About 1,100 gallons of toxic fire suppressant was spilled Tuesday at the Navy’s Red Hill fuel facility, an incident that state Department of Health officials described as “egregious.”
The aqueous film-forming foam is used to suppress fires caused by flammable liquids such as fuel and contain PFAS, so-called “forever chemicals” that are slow to degrade in the environment. PFAS can lead to a higher risk of kidney and testicular cancer, and increased risk of high blood pressure in pregnant women, among other health problems, according to the Agency for Toxic Substances and Disease Registry.
The Navy said the spill occurred at about 1 p.m. and that federal firefighters responded immediately and contained the release, which occurred at Adit 6, a passageway on the mauka end of the Red Hill facility.
DOH, which has regulatory authority over Red Hill, said it wasn’t notified until two hours later, at around 3 p.m., and that when a DOH official arrived at the scene, the spill had not yet been contained.
Asked why DOH wasn’t immediately notified, Rear Adm. Stephen Barnett, commander of Navy Region Hawaii, said in a media call Tuesday night that the immediate focus was on assessing the situation and making sure workers were safe.
“The first thing we wanted to do was to get up there and assess the site and the extent of the release. That was the first thing that we had to actually do when we got up there,” he said. “We also had to make sure that
we had our folks safely evacuated.”
Barnett said that the DOH official on-site was “happy with where we were heading and what
we were doing.”
“But make no mistake about it, we take these reports of leaks very seriously, and this is a very serious incident and we are going to investigate the incident and we are going to make sure it doesn’t happen again,” he said.
Barnett said that the cause of the leak remains under investigation but that the AFFF appears to have leaked from a pipeline. He said that a now-empty tank connected to the pipeline had contained 1,100 gallons of AFFF.
Barnett said that the leak appears to have begun at around 1 p.m., but he didn’t know when it was contained.
Navy Rear Adm. John Wade, commander of the Joint Task Force-Red Hill, said engineers and contractors from Naval Facilities Engineering Systems Command were doing maintenance on the system Tuesday.
Navy and DOH officials said efforts are underway to recover the AFFF and that no surface water was contaminated.

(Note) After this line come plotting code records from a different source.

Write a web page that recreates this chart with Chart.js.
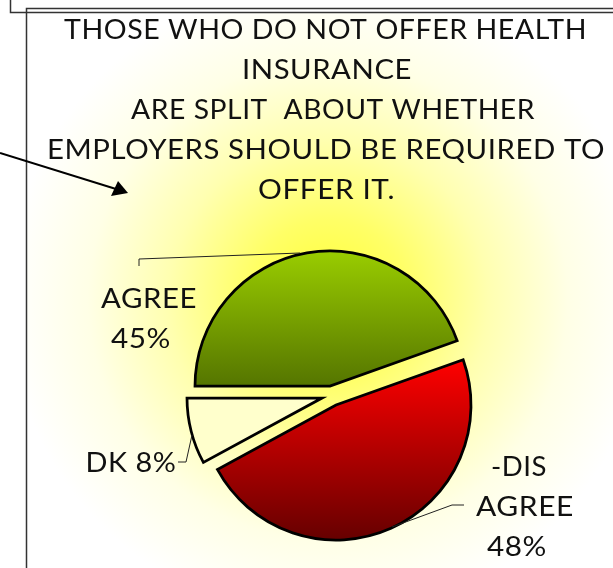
<!DOCTYPE html>
<html>
<head>
<meta charset="utf-8">
<style>
  html,body{margin:0;padding:0;background:#fff;overflow:hidden}
  canvas{display:block}
</style>
<script src="https://cdn.jsdelivr.net/npm/chart.js@4"></script>
</head>
<body>
<canvas id="pie" width="613" height="568"></canvas>
<script>
// data
const sliceNames = ["AGREE", "DIS-AGREE", "DK"];
const sliceValues = [45, 48, 8];
const titleLines = [
  "THOSE WHO DO NOT OFFER HEALTH",
  "INSURANCE",
  "ARE SPLIT  ABOUT WHETHER",
  "EMPLOYERS SHOULD BE REQUIRED TO",
  "OFFER IT."
];
// width and centre of each title line in the original, its font is a stretched one
const titleWidths = [523, 170, 404, 558, 137];
const titleCentres = [325.5, 327, 333, 326, 326.5];

// the slices of the original are pulled apart unevenly, so x/y shift for each
const shiftX = [4, 10, -4];
const shiftY = [-9, 10, 3];

const FONT = "Lato, 'Liberation Sans', sans-serif";

// --- labels with their thin leader lines
const labels = [
  {lines:["AGREE","45%"], x:[149,141], y:[300,340], w:[96,60], lead:[[139,266],[139,259],[300,253]]},
  {lines:["DK 8%"], x:[131], y:[464], w:[91], lead:[[178,462],[186,462],[192,435]]},
  {lines:["-DIS","AGREE","48%"], x:[519,525,517], y:[468,508,548], w:[56,98,60], lead:[[392,527],[452,505],[464,505]]}
];

function polyline(ctx, pts){
  ctx.beginPath();
  pts.forEach((p,i)=> i ? ctx.lineTo(p[0],p[1]) : ctx.moveTo(p[0],p[1]));
  ctx.stroke();
}

// fillText stretched sideways to the given width
function wideText(ctx, text, cx, cy, w){
  ctx.save();
  ctx.letterSpacing = "0.5px";
  const k = w / ctx.measureText(text).width;
  ctx.translate(cx, cy);
  ctx.scale(k, 1);
  ctx.fillText(text, 0, 0);
  ctx.restore();
}

// background glow and the two frames behind it
const backdrop = {
  id:"backdrop",
  beforeDraw(chart){
    const ctx = chart.ctx;
    ctx.save();
    const g = ctx.createRadialGradient(328,300,0,328,300,320);
    g.addColorStop(0,"#ffff33");
    g.addColorStop(0.25,"#ffff66");
    g.addColorStop(0.5,"#ffffb0");
    g.addColorStop(0.75,"#ffffe6");
    g.addColorStop(1,"#ffffff");
    ctx.fillStyle = g;
    ctx.fillRect(27,13,586,555);
    ctx.strokeStyle = "#333";
    ctx.lineWidth = 1.5;
    polyline(ctx,[[10.5,0],[10.5,12.5],[613,12.5]]);
    polyline(ctx,[[26.5,568],[26.5,8.5],[613,8.5]]);
    ctx.restore();
  }
};

// title, leader lines, labels and the arrow on top
const annotations = {
  id:"annotations",
  afterDatasetsUpdate(chart){
    chart.getDatasetMeta(0).data.forEach((arc,i)=>{
      arc.x += shiftX[i];
      arc.y += shiftY[i];
    });
  },
  afterDraw(chart){
    const ctx = chart.ctx;
    ctx.save();
    ctx.strokeStyle = "#222";
    ctx.lineWidth = 1;
    ctx.fillStyle = "#111";
    ctx.font = "26px "+FONT;
    ctx.textAlign = "center";
    ctx.textBaseline = "middle";
    titleLines.forEach((t,i)=>wideText(ctx,t,titleCentres[i],31+i*40,titleWidths[i]));
    labels.forEach(l=>{
      polyline(ctx,l.lead);
      l.lines.forEach((t,i)=>wideText(ctx,t,l.x[i],l.y[i],l.w[i]));
    });
    // arrow from the left edge
    ctx.strokeStyle = "#000";
    ctx.lineWidth = 2;
    polyline(ctx,[[0,153],[116,189]]);
    ctx.fillStyle = "#000";
    ctx.beginPath();
    ctx.moveTo(128,193);
    ctx.lineTo(111,196);
    ctx.lineTo(118,181);
    ctx.closePath();
    ctx.fill();
    ctx.restore();
  }
};

const ctx = document.getElementById("pie").getContext("2d");
function vert(y0,y1,c0,c1){
  const g = ctx.createLinearGradient(0,y0,0,y1);
  g.addColorStop(0,c0);
  g.addColorStop(1,c1);
  return g;
}

new Chart(ctx,{
  type:"pie",
  data:{
    labels:sliceNames,
    datasets:[{
      data:sliceValues,
      backgroundColor:[
        vert(252,386,"#99cc00","#557500"),
        vert(360,540,"#ff0000","#660000"),
        "#ffffcc"
      ],
      borderColor:"#000",
      borderWidth:2.75,
      borderJoinStyle:"miter",
      offset:0
    }]
  },
  plugins:[backdrop,annotations],
  options:{
    responsive:false,
    animation:false,
    rotation:-90,
    radius:135,
    layout:{padding:{left:39,top:232,bottom:10}},
    plugins:{
      legend:{display:false},
      tooltip:{enabled:false},
      title:{display:false}
    }
  }
});
</script>
</body>
</html>
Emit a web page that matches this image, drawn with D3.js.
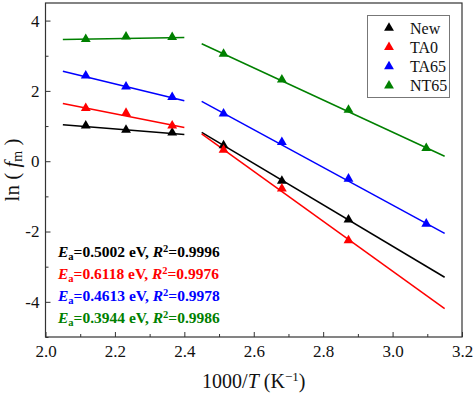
<!DOCTYPE html>
<html>
<head>
<meta charset="utf-8">
<script src="https://cdn.jsdelivr.net/npm/d3@7"></script>
<style>
  body { margin: 0; background: #fff; }
</style>
</head>
<body>
<div id="chart"></div>
<script>
// 1000/T for 200,175,150,125,100,75,50 C
const xLow = [2.116, 2.232, 2.365];
const xHigh = [2.513, 2.681, 2.873, 3.097];

const seriesNames = ["New", "TA0", "TA65", "NT65"];
const colors = ["#000000", "#ff0000", "#0000ff", "#008000"];

// ln(fm)
const newLow = [1.01, 0.89, 0.81];
const newHigh = [0.45, -0.56, -1.66];
const ta0Low = [1.51, 1.37, 1.01];
const ta0High = [0.32, -0.78, -2.25];
const ta65Low = [2.43, 2.12, 1.82];
const ta65High = [1.35, 0.54, -0.50, -1.78];
const nt65Low = [3.47, 3.54, 3.53];
const nt65High = [3.05, 2.32, 1.46, 0.37];

// fitted line ends [x0, y0, x1, y1]
const fitLow = [
  [2.05, 1.04, 2.40, 0.76],
  [2.05, 1.64, 2.40, 0.96],
  [2.05, 2.56, 2.40, 1.72],
  [2.05, 3.46, 2.40, 3.52]
];
const fitHigh = [
  [2.45, 0.82, 3.15, -3.30],
  [2.45, 0.78, 3.15, -4.19],
  [2.45, 1.70, 3.15, -2.05],
  [2.45, 3.34, 3.15, 0.14]
];

const eaValues = ["0.5002", "0.6118", "0.4613", "0.3944"];
const r2Values = ["0.9996", "0.9976", "0.9978", "0.9986"];

const xTicks = [2.0, 2.2, 2.4, 2.6, 2.8, 3.0, 3.2];
const yTicks = [-4, -2, 0, 2, 4];

const width = 474, height = 397;
const margin = {top: 3, right: 12, bottom: 60, left: 45.5};
const serif = "'Liberation Serif', 'Times New Roman', serif";

const svg = d3.select("#chart").append("svg")
  .attr("width", width)
  .attr("height", height);

const x = d3.scaleLinear().domain([2.0, 3.2]).range([margin.left, width - margin.right]);
const y = d3.scaleLinear().domain([-5, 4.5]).range([height - margin.bottom, margin.top]);

// minor ticks
const xMinor = d3.range(2.1, 3.2, 0.2);
const yMinor = d3.range(-5, 4.5, 1).filter(function(d) { return Math.abs(d % 2) === 1; });

const axisColor = "#333";

svg.append("g")
  .attr("transform", "translate(0," + y.range()[0] + ")")
  .call(d3.axisBottom(x).tickValues(xTicks).tickFormat(d3.format(".1f")).tickSizeInner(-5).tickSizeOuter(0).tickPadding(8))
  .call(function(g) {
    g.select(".domain").remove();
    g.selectAll("line").attr("stroke", axisColor);
    g.selectAll("text").attr("font-size", 17).attr("fill", "#111");
  });
svg.append("g")
  .attr("transform", "translate(0," + y.range()[0] + ")")
  .call(d3.axisBottom(x).tickValues(xMinor).tickFormat("").tickSizeInner(-3).tickSizeOuter(0))
  .call(function(g) { g.select(".domain").remove(); g.selectAll("line").attr("stroke", axisColor); });

svg.append("g")
  .attr("transform", "translate(" + x.range()[0] + ",0)")
  .call(d3.axisLeft(y).tickValues(yTicks).tickFormat(function(d) { return String(d); }).tickSizeInner(-5).tickSizeOuter(0).tickPadding(6))
  .call(function(g) {
    g.select(".domain").remove();
    g.selectAll("line").attr("stroke", axisColor);
    g.selectAll("text").attr("font-size", 17).attr("fill", "#111");
  });
svg.append("g")
  .attr("transform", "translate(" + x.range()[0] + ",0)")
  .call(d3.axisLeft(y).tickValues(yMinor).tickFormat("").tickSizeInner(-3).tickSizeOuter(0))
  .call(function(g) { g.select(".domain").remove(); g.selectAll("line").attr("stroke", axisColor); });

// frame
svg.append("rect")
  .attr("x", x.range()[0])
  .attr("y", y.range()[1])
  .attr("width", x.range()[1] - x.range()[0])
  .attr("height", y.range()[0] - y.range()[1])
  .attr("fill", "none")
  .attr("stroke", axisColor)
  .attr("stroke-width", 1.2);

const lowData = [newLow, ta0Low, ta65Low, nt65Low];
const highData = [newHigh, ta0High, ta65High, nt65High];

// fit lines
const fits = fitLow.concat(fitHigh).map(function(f, i) { return {f: f, c: colors[i % 4]}; });
svg.append("g").selectAll("line")
  .data(fits)
  .enter().append("line")
    .attr("x1", function(d) { return x(d.f[0]); })
    .attr("y1", function(d) { return y(d.f[1]); })
    .attr("x2", function(d) { return x(d.f[2]); })
    .attr("y2", function(d) { return y(d.f[3]); })
    .attr("stroke", function(d) { return d.c; })
    .attr("stroke-width", 1.5);

// points
var pts = [];
seriesNames.forEach(function(s, i) {
  lowData[i].forEach(function(v, j) { pts.push({x: xLow[j], y: v, c: colors[i]}); });
  highData[i].forEach(function(v, j) { pts.push({x: xHigh[j], y: v, c: colors[i]}); });
});
const tri = d3.symbol().type(d3.symbolTriangle).size(42);
svg.append("g").selectAll("path")
  .data(pts)
  .enter().append("path")
    .attr("d", tri)
    .attr("transform", function(d) { return "translate(" + x(d.x) + "," + y(d.y) + ")"; })
    .attr("fill", function(d) { return d.c; });

// legend
const legend = svg.append("g");
legend.append("rect")
  .attr("x", 367.5).attr("y", 15.5)
  .attr("width", 82).attr("height", 82)
  .attr("fill", "#fff")
  .attr("stroke", "#777")
  .attr("stroke-width", 1);
seriesNames.forEach(function(s, i) {
  const ly = 28 + i * 19.2;
  legend.append("path")
    .attr("d", tri)
    .attr("transform", "translate(389," + ly + ")")
    .attr("fill", colors[i]);
  legend.append("text")
    .attr("x", 410).attr("y", ly + 5.5)
    .attr("font-size", 16)
    .attr("fill", "#111")
    .text(s);
});

// activation energy labels
const ann = svg.append("g").attr("font-weight", "bold").attr("font-size", 15.5);
eaValues.forEach(function(ea, i) {
  const t = ann.append("text")
    .attr("x", 58)
    .attr("y", 256.7 + i * 22.2)
    .attr("fill", colors[i]);
  t.append("tspan").attr("font-style", "italic").text("E");
  t.append("tspan").attr("font-size", 10.5).attr("dy", 3).text("a");
  t.append("tspan").attr("dy", -3).text("=" + ea + " eV, ");
  t.append("tspan").attr("font-style", "italic").text("R");
  t.append("tspan").attr("font-size", 10.5).attr("dy", -5).text("2");
  t.append("tspan").attr("dy", 5).text("=" + r2Values[i]);
});

// axis titles
const xt = svg.append("text")
  .attr("x", (x.range()[0] + x.range()[1]) / 2)
  .attr("y", 388)
  .attr("text-anchor", "middle")
  .attr("font-size", 20)
  .attr("fill", "#111");
xt.append("tspan").text("1000/");
xt.append("tspan").attr("font-style", "italic").text("T");
xt.append("tspan").text(" (K");
xt.append("tspan").attr("font-size", 13).attr("dy", -7).text("\u22121");
xt.append("tspan").attr("dy", 7).text(")");

const yt = svg.append("text")
  .attr("transform", "translate(19," + (y.range()[0] + y.range()[1]) / 2 + ") rotate(-90)")
  .attr("text-anchor", "middle")
  .attr("font-size", 21)
  .attr("fill", "#111");
yt.append("tspan").text("ln ( ");
yt.append("tspan").attr("font-style", "italic").text("f");
yt.append("tspan").attr("font-size", 14).attr("dy", 3).text("m");
yt.append("tspan").attr("dy", -3).text(" )");

svg.selectAll("text").style("font-family", serif);
</script>
</body>
</html>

“This is egregious,” Kathleen Ho, DOH’s deputy director of environmental health, said in the news release. “AFFF contains PFAS forever chemicals — groundwater contamination could be devastating to our aquifer. While details are limited at this time, the Joint Task Force and Navy need to be transparent about how this happened. Regulators will hold the Department of Defense accountable and will press the operator to take any and all appropriate corrective action throughout the defueling and decommissioning
process.”
DOH officials said the Navy uses AFFF C6 at Red Hill and that the foam contains per- and polyfluoroalkyl substances (PFAS).
Hawaii Sierra Club Director Wayne Tanaka said the spill at the Navy’s facility raises serious concerns that the chemicals could migrate into the groundwater, in addition to the soil, posing an environmental and health hazard for generations to come.
“The fact that they have chosen to use AFFF containing PFAS just 100 feet above our drinking water aquifer is insane,” said Tanaka.
The release is the latest environmental blunder by the Navy, which was ordered to shut down Red Hill after a fuel release from the facility in 2021 contaminated the aquifer and the Navy’s drinking water system, which serves about 93,000 people, primarily military families around Joint Base Pearl Harbor-Hickam.
The Navy said its initial assessment is that the AFFF spill is unlikely to affect the drinking water or aquifer, based on the size of the release and its distance from an active water well. The Navy said the nearest well is the Red Hill shaft, which is about a mile away and has been shut down since it was contaminated by 2021’s fuel spill.
The Navy said the AFFF spill is not related to the defueling effort, which is part of the permanent shutdown of the facility. In early November the military finished draining about 1 million gallons of fuel from three pipelines that connect the underground tanks to Pearl Harbor. The major defueling of the facility is not expected to begin until early 2024, when the Navy plans to drain 104 million gallons from 14 tanks.
The lengthy timeline is based in large part on extensive repairs that need to be completed on the Red Hill pipeline system. An independent assessment of the facility released in May found that major repairs were needed in order for the tanks to be drained safely and to prevent a catastrophic release that could further pollute the groundwater, cause a major fire or potentially injure or kill workers.